**Supplied material**.
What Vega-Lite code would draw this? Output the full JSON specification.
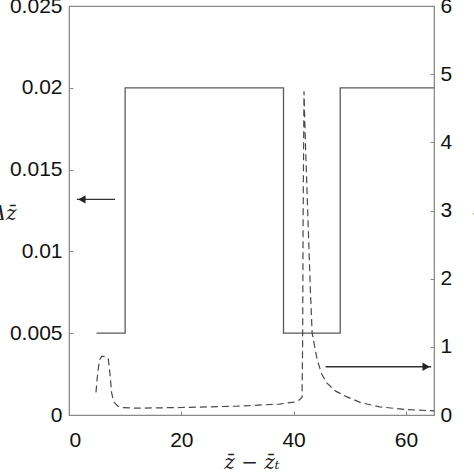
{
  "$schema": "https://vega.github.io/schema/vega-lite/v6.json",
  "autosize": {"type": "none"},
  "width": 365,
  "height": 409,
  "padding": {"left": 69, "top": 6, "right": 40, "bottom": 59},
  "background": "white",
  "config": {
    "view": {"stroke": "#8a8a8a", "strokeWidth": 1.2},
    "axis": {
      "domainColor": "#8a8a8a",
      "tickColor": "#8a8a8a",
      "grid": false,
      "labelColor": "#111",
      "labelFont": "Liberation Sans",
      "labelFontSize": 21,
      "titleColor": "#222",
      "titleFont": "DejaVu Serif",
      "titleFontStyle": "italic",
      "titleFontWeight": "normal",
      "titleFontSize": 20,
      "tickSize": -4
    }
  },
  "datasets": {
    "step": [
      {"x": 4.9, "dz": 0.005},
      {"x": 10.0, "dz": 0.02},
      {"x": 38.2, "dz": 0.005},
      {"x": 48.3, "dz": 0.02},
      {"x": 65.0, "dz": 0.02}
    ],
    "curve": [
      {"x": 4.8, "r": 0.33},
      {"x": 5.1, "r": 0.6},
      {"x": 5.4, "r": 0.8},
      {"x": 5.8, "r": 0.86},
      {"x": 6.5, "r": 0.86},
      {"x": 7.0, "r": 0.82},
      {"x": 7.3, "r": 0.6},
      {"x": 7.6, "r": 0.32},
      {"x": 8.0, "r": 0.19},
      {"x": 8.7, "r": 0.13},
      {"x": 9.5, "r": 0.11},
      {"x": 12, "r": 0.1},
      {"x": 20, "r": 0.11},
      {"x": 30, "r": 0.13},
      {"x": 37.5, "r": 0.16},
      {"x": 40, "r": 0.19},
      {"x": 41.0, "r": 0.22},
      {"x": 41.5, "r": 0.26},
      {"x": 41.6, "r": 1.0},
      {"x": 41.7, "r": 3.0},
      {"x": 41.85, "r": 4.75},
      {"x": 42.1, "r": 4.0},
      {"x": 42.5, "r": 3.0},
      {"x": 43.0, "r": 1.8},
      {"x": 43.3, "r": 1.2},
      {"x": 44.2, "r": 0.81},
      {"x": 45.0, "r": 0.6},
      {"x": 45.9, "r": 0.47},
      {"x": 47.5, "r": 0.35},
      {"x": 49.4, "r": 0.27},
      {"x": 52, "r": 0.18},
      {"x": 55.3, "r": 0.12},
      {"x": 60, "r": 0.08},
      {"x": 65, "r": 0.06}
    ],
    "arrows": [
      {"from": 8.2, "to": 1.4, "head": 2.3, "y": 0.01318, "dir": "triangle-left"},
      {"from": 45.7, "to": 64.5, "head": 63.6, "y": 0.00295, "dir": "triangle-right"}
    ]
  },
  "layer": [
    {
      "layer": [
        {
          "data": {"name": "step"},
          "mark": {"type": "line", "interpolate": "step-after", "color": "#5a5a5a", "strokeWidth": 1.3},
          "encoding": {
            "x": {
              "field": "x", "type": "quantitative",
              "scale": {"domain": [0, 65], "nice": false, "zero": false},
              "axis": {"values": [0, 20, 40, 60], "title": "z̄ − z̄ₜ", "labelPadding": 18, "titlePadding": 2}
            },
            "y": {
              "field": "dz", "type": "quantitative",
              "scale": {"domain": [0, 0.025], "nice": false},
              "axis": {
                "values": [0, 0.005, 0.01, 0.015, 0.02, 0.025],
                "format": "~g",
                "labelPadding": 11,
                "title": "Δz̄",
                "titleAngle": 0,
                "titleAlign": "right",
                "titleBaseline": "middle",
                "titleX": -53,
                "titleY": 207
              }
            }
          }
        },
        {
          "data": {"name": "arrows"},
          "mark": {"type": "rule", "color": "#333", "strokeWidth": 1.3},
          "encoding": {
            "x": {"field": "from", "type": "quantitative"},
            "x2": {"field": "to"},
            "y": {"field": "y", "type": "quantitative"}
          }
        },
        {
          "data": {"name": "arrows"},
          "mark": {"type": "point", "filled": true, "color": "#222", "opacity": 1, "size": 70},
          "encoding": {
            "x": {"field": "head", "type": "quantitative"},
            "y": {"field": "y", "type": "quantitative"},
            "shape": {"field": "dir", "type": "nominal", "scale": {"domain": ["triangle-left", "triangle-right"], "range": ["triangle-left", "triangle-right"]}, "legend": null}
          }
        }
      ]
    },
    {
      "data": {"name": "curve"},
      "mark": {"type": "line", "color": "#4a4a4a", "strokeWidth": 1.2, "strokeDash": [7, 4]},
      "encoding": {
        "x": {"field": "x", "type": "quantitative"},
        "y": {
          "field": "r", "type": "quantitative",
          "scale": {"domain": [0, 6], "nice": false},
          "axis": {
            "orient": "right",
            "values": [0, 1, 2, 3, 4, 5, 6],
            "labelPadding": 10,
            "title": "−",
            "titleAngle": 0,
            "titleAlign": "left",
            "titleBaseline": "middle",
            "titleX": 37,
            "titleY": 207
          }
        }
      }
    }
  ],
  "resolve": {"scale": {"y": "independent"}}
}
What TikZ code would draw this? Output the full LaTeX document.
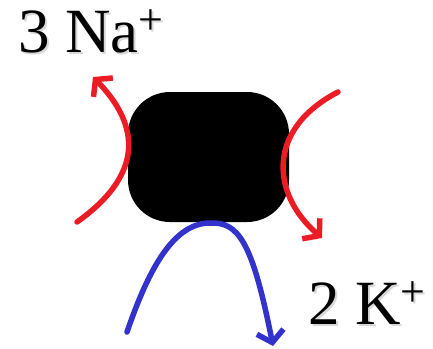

**Aim**.
Replicate the material above verbatim; images stay out of the copy.

**Answer for this exercise**.
What Vega-Lite code would draw this? Output the full JSON specification.
{
  "$schema": "https://vega.github.io/schema/vega-lite/v6.json",
  "autosize": {"type": "none"},
  "width": 365,
  "height": 409,
  "padding": {"left": 69, "top": 6, "right": 40, "bottom": 59},
  "background": "white",
  "config": {
    "view": {"stroke": "#8a8a8a", "strokeWidth": 1.2},
    "axis": {
      "domainColor": "#8a8a8a",
      "tickColor": "#8a8a8a",
      "grid": false,
      "labelColor": "#111",
      "labelFont": "Liberation Sans",
      "labelFontSize": 21,
      "titleColor": "#222",
      "titleFont": "DejaVu Serif",
      "titleFontStyle": "italic",
      "titleFontWeight": "normal",
      "titleFontSize": 20,
      "tickSize": -4
    }
  },
  "datasets": {
    "step": [
      {"x": 4.9, "dz": 0.005},
      {"x": 10.0, "dz": 0.02},
      {"x": 38.2, "dz": 0.005},
      {"x": 48.3, "dz": 0.02},
      {"x": 65.0, "dz": 0.02}
    ],
    "curve": [
      {"x": 4.8, "r": 0.33},
      {"x": 5.1, "r": 0.6},
      {"x": 5.4, "r": 0.8},
      {"x": 5.8, "r": 0.86},
      {"x": 6.5, "r": 0.86},
      {"x": 7.0, "r": 0.82},
      {"x": 7.3, "r": 0.6},
      {"x": 7.6, "r": 0.32},
      {"x": 8.0, "r": 0.19},
      {"x": 8.7, "r": 0.13},
      {"x": 9.5, "r": 0.11},
      {"x": 12, "r": 0.1},
      {"x": 20, "r": 0.11},
      {"x": 30, "r": 0.13},
      {"x": 37.5, "r": 0.16},
      {"x": 40, "r": 0.19},
      {"x": 41.0, "r": 0.22},
      {"x": 41.5, "r": 0.26},
      {"x": 41.6, "r": 1.0},
      {"x": 41.7, "r": 3.0},
      {"x": 41.85, "r": 4.75},
      {"x": 42.1, "r": 4.0},
      {"x": 42.5, "r": 3.0},
      {"x": 43.0, "r": 1.8},
      {"x": 43.3, "r": 1.2},
      {"x": 44.2, "r": 0.81},
      {"x": 45.0, "r": 0.6},
      {"x": 45.9, "r": 0.47},
      {"x": 47.5, "r": 0.35},
      {"x": 49.4, "r": 0.27},
      {"x": 52, "r": 0.18},
      {"x": 55.3, "r": 0.12},
      {"x": 60, "r": 0.08},
      {"x": 65, "r": 0.06}
    ],
    "arrows": [
      {"from": 8.2, "to": 1.4, "head": 2.3, "y": 0.01318, "dir": "triangle-left"},
      {"from": 45.7, "to": 64.5, "head": 63.6, "y": 0.00295, "dir": "triangle-right"}
    ]
  },
  "layer": [
    {
      "layer": [
        {
          "data": {"name": "step"},
          "mark": {"type": "line", "interpolate": "step-after", "color": "#5a5a5a", "strokeWidth": 1.3},
          "encoding": {
            "x": {
              "field": "x", "type": "quantitative",
              "scale": {"domain": [0, 65], "nice": false, "zero": false},
              "axis": {"values": [0, 20, 40, 60], "title": "z̄ − z̄ₜ", "labelPadding": 18, "titlePadding": 2}
            },
            "y": {
              "field": "dz", "type": "quantitative",
              "scale": {"domain": [0, 0.025], "nice": false},
              "axis": {
                "values": [0, 0.005, 0.01, 0.015, 0.02, 0.025],
                "format": "~g",
                "labelPadding": 11,
                "title": "Δz̄",
                "titleAngle": 0,
                "titleAlign": "right",
                "titleBaseline": "middle",
                "titleX": -53,
                "titleY": 207
              }
            }
          }
        },
        {
          "data": {"name": "arrows"},
          "mark": {"type": "rule", "color": "#333", "strokeWidth": 1.3},
          "encoding": {
            "x": {"field": "from", "type": "quantitative"},
            "x2": {"field": "to"},
            "y": {"field": "y", "type": "quantitative"}
          }
        },
        {
          "data": {"name": "arrows"},
          "mark": {"type": "point", "filled": true, "color": "#222", "opacity": 1, "size": 70},
          "encoding": {
            "x": {"field": "head", "type": "quantitative"},
            "y": {"field": "y", "type": "quantitative"},
            "shape": {"field": "dir", "type": "nominal", "scale": {"domain": ["triangle-left", "triangle-right"], "range": ["triangle-left", "triangle-right"]}, "legend": null}
          }
        }
      ]
    },
    {
      "data": {"name": "curve"},
      "mark": {"type": "line", "color": "#4a4a4a", "strokeWidth": 1.2, "strokeDash": [7, 4]},
      "encoding": {
        "x": {"field": "x", "type": "quantitative"},
        "y": {
          "field": "r", "type": "quantitative",
          "scale": {"domain": [0, 6], "nice": false},
          "axis": {
            "orient": "right",
            "values": [0, 1, 2, 3, 4, 5, 6],
            "labelPadding": 10,
            "title": "−",
            "titleAngle": 0,
            "titleAlign": "left",
            "titleBaseline": "middle",
            "titleX": 37,
            "titleY": 207
          }
        }
      }
    }
  ],
  "resolve": {"scale": {"y": "independent"}}
}
What TikZ code would draw this? Output the full LaTeX document.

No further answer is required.